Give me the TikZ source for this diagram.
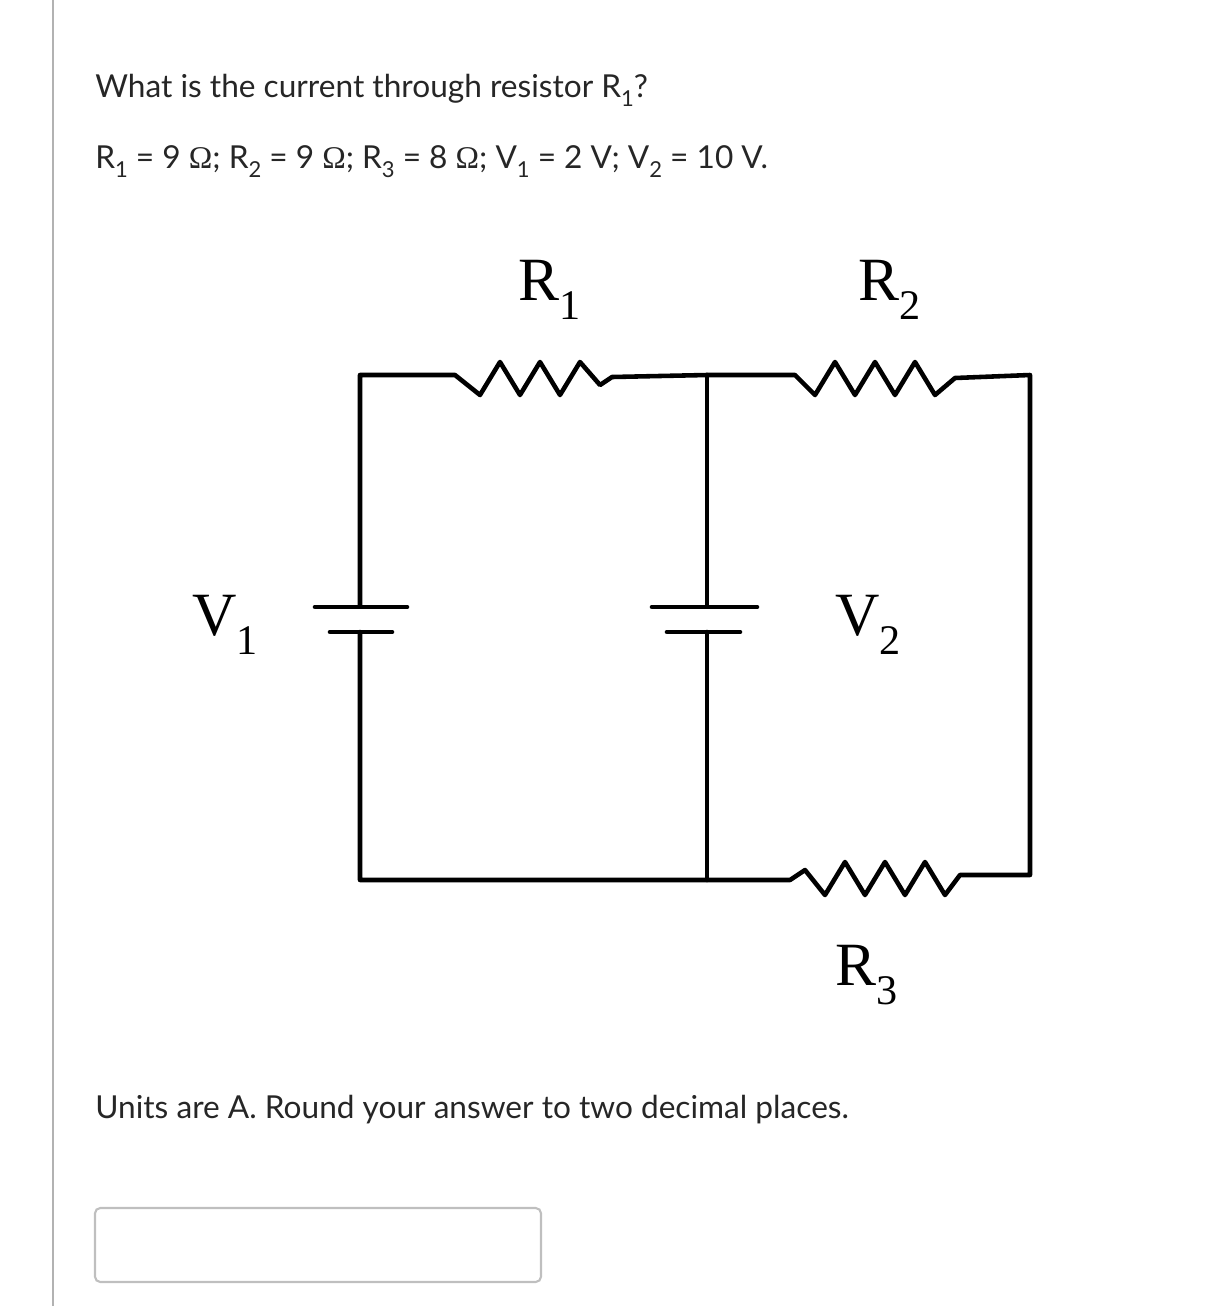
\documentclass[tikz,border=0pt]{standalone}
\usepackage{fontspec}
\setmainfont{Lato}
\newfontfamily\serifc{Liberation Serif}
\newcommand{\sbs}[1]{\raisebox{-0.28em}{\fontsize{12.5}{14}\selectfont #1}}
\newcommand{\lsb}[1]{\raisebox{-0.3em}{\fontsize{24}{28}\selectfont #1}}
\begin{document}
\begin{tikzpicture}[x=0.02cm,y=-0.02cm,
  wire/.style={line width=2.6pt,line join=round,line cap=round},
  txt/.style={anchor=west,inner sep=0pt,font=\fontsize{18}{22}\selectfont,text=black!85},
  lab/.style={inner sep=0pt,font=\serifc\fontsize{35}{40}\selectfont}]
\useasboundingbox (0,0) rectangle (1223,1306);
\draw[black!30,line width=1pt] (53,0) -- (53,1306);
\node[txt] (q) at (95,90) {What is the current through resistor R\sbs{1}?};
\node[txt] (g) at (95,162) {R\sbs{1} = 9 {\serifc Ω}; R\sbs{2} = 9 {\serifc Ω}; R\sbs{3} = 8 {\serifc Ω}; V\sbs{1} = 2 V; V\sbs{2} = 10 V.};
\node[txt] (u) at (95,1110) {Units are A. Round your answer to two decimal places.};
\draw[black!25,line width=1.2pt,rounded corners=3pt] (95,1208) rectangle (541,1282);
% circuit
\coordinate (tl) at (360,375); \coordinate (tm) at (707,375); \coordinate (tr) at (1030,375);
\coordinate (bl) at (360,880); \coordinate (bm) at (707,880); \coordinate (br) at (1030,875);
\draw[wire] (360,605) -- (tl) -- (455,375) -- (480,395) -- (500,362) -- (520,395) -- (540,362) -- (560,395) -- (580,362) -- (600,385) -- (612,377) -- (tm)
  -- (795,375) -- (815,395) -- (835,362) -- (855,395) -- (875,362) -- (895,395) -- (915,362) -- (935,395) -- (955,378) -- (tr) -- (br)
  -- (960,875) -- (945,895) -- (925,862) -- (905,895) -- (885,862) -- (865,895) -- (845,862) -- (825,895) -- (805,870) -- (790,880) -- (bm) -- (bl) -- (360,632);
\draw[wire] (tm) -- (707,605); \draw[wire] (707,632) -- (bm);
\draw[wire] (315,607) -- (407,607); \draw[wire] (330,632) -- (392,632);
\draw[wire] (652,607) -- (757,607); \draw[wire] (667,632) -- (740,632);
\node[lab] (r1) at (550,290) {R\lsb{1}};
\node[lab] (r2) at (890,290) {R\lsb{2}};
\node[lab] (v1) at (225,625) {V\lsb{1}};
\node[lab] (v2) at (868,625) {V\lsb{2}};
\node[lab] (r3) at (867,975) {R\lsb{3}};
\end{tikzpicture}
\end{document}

=-=-=-=-=

Task to complete.
Leave out the pictures and retype every line above exactly.

Response to this exercise.
Give me the TikZ source for this diagram.
\documentclass[tikz,border=0pt]{standalone}
\usepackage{fontspec}
\setmainfont{Lato}
\newfontfamily\serifc{Liberation Serif}
\newcommand{\sbs}[1]{\raisebox{-0.28em}{\fontsize{12.5}{14}\selectfont #1}}
\newcommand{\lsb}[1]{\raisebox{-0.3em}{\fontsize{24}{28}\selectfont #1}}
\begin{document}
\begin{tikzpicture}[x=0.02cm,y=-0.02cm,
  wire/.style={line width=2.6pt,line join=round,line cap=round},
  txt/.style={anchor=west,inner sep=0pt,font=\fontsize{18}{22}\selectfont,text=black!85},
  lab/.style={inner sep=0pt,font=\serifc\fontsize{35}{40}\selectfont}]
\useasboundingbox (0,0) rectangle (1223,1306);
\draw[black!30,line width=1pt] (53,0) -- (53,1306);
\node[txt] (q) at (95,90) {What is the current through resistor R\sbs{1}?};
\node[txt] (g) at (95,162) {R\sbs{1} = 9 {\serifc Ω}; R\sbs{2} = 9 {\serifc Ω}; R\sbs{3} = 8 {\serifc Ω}; V\sbs{1} = 2 V; V\sbs{2} = 10 V.};
\node[txt] (u) at (95,1110) {Units are A. Round your answer to two decimal places.};
\draw[black!25,line width=1.2pt,rounded corners=3pt] (95,1208) rectangle (541,1282);
% circuit
\coordinate (tl) at (360,375); \coordinate (tm) at (707,375); \coordinate (tr) at (1030,375);
\coordinate (bl) at (360,880); \coordinate (bm) at (707,880); \coordinate (br) at (1030,875);
\draw[wire] (360,605) -- (tl) -- (455,375) -- (480,395) -- (500,362) -- (520,395) -- (540,362) -- (560,395) -- (580,362) -- (600,385) -- (612,377) -- (tm)
  -- (795,375) -- (815,395) -- (835,362) -- (855,395) -- (875,362) -- (895,395) -- (915,362) -- (935,395) -- (955,378) -- (tr) -- (br)
  -- (960,875) -- (945,895) -- (925,862) -- (905,895) -- (885,862) -- (865,895) -- (845,862) -- (825,895) -- (805,870) -- (790,880) -- (bm) -- (bl) -- (360,632);
\draw[wire] (tm) -- (707,605); \draw[wire] (707,632) -- (bm);
\draw[wire] (315,607) -- (407,607); \draw[wire] (330,632) -- (392,632);
\draw[wire] (652,607) -- (757,607); \draw[wire] (667,632) -- (740,632);
\node[lab] (r1) at (550,290) {R\lsb{1}};
\node[lab] (r2) at (890,290) {R\lsb{2}};
\node[lab] (v1) at (225,625) {V\lsb{1}};
\node[lab] (v2) at (868,625) {V\lsb{2}};
\node[lab] (r3) at (867,975) {R\lsb{3}};
\end{tikzpicture}
\end{document}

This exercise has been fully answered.